Hedman: Absence was to address mental health
Victor Hedman just taught us something that every locker room needs to hear, and frankly, every broadcaster needs to stop dancing around.
Here's the thing that gets me — in a sport where we celebrate players showing up through broken bones, separated shoulders, and everything in between, one of the best defensemen in hockey had the absolute GUTS to step back and say "I need to take care of my mind." That takes more courage than a hundred blocked shots. And THAT is why you never count out the champions. The real ones know that championship-caliber performance starts between the ears, not just on the ice.
For years we've treated mental health in sports like it's some kind of weakness, some secret you hide in the trainer's room. But Hedman just flipped that script entirely.
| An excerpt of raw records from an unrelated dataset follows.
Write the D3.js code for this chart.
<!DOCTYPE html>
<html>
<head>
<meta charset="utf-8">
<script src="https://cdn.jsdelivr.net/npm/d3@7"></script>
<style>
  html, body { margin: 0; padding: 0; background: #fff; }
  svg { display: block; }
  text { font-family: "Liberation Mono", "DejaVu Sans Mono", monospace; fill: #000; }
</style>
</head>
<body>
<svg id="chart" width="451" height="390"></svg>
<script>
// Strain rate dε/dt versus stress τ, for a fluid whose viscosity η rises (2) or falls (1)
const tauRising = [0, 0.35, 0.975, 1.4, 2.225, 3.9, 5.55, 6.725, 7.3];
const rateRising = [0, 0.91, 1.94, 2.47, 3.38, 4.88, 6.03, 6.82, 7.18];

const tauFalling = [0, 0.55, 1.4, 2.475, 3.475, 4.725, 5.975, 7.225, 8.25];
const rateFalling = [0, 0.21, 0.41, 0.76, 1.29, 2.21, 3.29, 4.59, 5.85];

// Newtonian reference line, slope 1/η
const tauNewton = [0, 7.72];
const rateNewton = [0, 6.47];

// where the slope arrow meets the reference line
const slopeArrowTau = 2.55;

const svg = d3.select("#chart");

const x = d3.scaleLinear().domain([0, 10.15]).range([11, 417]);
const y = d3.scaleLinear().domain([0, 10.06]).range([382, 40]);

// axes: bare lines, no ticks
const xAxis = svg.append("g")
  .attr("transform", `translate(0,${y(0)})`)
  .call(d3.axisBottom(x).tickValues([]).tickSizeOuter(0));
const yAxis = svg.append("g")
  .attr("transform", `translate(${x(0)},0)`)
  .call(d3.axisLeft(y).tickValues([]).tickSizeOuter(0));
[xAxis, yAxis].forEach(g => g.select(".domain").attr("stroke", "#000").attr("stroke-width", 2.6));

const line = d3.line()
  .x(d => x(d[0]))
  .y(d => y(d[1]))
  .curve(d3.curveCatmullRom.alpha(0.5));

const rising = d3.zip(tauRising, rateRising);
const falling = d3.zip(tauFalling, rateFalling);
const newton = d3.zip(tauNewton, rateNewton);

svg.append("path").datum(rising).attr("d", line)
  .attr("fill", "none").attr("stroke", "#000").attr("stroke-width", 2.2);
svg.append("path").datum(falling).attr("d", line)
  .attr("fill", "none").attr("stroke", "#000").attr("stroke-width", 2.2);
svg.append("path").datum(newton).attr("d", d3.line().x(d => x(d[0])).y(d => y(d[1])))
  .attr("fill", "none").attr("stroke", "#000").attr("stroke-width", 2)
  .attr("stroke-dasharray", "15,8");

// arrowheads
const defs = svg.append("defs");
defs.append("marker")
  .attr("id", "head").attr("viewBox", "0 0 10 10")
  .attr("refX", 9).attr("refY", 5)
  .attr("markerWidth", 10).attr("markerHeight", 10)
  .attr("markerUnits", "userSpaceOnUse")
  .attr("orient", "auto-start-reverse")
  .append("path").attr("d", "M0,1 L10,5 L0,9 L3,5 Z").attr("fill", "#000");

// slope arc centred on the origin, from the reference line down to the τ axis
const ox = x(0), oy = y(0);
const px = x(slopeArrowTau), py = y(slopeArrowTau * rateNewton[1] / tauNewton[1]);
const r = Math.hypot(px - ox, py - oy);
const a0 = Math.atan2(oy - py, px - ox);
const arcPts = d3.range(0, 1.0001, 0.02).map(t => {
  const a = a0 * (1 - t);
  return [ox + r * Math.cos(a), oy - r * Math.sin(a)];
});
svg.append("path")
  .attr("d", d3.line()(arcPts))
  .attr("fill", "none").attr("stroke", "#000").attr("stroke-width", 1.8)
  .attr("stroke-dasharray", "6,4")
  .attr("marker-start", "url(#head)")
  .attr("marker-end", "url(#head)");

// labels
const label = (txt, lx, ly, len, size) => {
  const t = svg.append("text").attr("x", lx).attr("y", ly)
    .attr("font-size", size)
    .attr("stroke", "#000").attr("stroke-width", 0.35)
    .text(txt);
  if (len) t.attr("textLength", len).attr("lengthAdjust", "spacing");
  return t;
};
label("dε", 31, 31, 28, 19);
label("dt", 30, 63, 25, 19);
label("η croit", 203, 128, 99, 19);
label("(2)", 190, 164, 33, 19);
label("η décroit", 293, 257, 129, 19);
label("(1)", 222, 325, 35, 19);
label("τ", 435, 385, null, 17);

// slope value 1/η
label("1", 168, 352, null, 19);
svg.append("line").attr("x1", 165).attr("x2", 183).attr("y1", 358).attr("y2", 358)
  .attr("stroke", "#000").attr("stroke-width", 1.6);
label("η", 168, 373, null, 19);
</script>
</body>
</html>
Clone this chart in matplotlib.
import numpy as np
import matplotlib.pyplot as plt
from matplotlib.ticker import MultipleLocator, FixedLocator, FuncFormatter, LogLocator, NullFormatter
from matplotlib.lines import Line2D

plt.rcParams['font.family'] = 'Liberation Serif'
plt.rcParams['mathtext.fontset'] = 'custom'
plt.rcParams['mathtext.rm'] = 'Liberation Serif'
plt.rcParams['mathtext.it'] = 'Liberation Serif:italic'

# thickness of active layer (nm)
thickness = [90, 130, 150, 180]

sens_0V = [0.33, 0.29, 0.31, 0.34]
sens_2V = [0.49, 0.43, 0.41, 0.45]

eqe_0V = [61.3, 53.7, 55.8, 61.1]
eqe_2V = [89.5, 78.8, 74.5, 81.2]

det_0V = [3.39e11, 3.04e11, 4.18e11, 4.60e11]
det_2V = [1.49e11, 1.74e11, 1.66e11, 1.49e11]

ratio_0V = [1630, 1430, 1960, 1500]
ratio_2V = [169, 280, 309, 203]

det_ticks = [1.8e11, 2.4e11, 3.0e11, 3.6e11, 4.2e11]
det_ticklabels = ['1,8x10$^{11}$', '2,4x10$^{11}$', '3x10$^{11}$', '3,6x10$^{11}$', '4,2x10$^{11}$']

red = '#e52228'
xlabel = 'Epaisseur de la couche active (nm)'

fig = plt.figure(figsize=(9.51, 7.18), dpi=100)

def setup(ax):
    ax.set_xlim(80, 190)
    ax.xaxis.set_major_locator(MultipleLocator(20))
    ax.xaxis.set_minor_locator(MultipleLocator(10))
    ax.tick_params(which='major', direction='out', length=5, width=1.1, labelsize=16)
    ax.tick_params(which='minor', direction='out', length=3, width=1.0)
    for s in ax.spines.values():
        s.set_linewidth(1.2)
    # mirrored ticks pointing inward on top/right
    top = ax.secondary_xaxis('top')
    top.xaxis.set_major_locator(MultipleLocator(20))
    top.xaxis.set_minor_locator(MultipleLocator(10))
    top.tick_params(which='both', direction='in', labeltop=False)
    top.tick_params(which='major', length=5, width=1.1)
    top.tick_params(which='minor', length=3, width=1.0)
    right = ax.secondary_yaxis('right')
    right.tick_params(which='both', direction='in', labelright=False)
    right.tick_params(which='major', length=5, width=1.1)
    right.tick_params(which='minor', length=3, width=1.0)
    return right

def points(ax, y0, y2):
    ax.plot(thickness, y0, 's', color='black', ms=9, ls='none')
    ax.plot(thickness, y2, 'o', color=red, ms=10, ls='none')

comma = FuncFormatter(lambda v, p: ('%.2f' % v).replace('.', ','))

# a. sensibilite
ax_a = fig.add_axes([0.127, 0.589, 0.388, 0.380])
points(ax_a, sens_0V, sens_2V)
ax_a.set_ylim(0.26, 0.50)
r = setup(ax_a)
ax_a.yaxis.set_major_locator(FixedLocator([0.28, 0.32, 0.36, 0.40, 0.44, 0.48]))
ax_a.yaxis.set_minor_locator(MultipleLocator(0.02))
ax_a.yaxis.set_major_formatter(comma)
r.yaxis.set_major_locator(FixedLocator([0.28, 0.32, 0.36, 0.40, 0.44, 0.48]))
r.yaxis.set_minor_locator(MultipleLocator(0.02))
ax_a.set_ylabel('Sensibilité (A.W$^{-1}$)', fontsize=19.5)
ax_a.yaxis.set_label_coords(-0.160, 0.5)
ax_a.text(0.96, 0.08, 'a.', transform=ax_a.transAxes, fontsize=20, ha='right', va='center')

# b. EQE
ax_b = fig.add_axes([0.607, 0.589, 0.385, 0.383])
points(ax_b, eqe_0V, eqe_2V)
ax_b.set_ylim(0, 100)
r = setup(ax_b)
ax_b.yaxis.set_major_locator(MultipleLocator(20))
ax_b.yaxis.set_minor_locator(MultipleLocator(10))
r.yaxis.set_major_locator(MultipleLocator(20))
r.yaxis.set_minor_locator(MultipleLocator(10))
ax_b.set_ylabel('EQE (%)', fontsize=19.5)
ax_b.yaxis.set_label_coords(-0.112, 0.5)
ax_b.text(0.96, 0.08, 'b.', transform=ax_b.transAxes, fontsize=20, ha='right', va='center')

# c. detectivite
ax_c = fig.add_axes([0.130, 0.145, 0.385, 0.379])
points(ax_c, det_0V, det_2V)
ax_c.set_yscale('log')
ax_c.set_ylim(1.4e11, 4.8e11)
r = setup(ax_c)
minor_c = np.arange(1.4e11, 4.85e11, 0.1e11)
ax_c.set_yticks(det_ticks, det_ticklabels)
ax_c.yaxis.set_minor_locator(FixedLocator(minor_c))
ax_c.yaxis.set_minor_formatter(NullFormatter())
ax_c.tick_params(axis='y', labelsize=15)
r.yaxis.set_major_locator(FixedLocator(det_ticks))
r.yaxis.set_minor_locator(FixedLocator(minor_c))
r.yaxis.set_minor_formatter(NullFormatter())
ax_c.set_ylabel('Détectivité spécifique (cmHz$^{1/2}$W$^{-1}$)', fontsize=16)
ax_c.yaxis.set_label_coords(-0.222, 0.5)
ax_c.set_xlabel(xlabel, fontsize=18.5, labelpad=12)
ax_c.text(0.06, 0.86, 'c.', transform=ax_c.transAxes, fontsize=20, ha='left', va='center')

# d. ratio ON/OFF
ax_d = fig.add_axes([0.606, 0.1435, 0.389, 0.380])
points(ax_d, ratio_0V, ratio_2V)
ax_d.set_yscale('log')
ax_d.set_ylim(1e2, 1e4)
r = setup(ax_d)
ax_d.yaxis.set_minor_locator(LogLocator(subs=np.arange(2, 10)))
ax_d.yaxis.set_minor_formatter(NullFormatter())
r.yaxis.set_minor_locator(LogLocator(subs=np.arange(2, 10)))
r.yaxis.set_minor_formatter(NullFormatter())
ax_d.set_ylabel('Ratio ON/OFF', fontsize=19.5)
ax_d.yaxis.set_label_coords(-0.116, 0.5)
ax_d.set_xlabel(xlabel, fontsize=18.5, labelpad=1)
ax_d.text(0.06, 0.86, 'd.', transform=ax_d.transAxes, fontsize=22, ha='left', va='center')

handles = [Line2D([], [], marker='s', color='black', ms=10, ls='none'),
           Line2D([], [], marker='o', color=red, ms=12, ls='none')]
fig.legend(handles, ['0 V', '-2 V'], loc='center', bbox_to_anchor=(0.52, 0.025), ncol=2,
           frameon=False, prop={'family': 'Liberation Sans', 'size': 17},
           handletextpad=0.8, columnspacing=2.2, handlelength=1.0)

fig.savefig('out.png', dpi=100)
A guy with eight Vezina Trophy considerations, a Stanley Cup ring, and more playoff heroics than most players dream about — he knows that peak performance isn't about grinding through everything. It's about recognizing when you need to recalibrate. That's Hall of Fame-level self-awareness right there.
What really strikes me is the timing. Late season push toward playoffs, your team fighting for positioning, and the captain steps aside anyway. That's not a cop-out. That's a veteran who understands that showing up mentally broken does more damage than not showing up at all. He's giving other players permission to do the same, and that ripple effect could be massive.
The Lightning didn't lose their captain that day. They found him.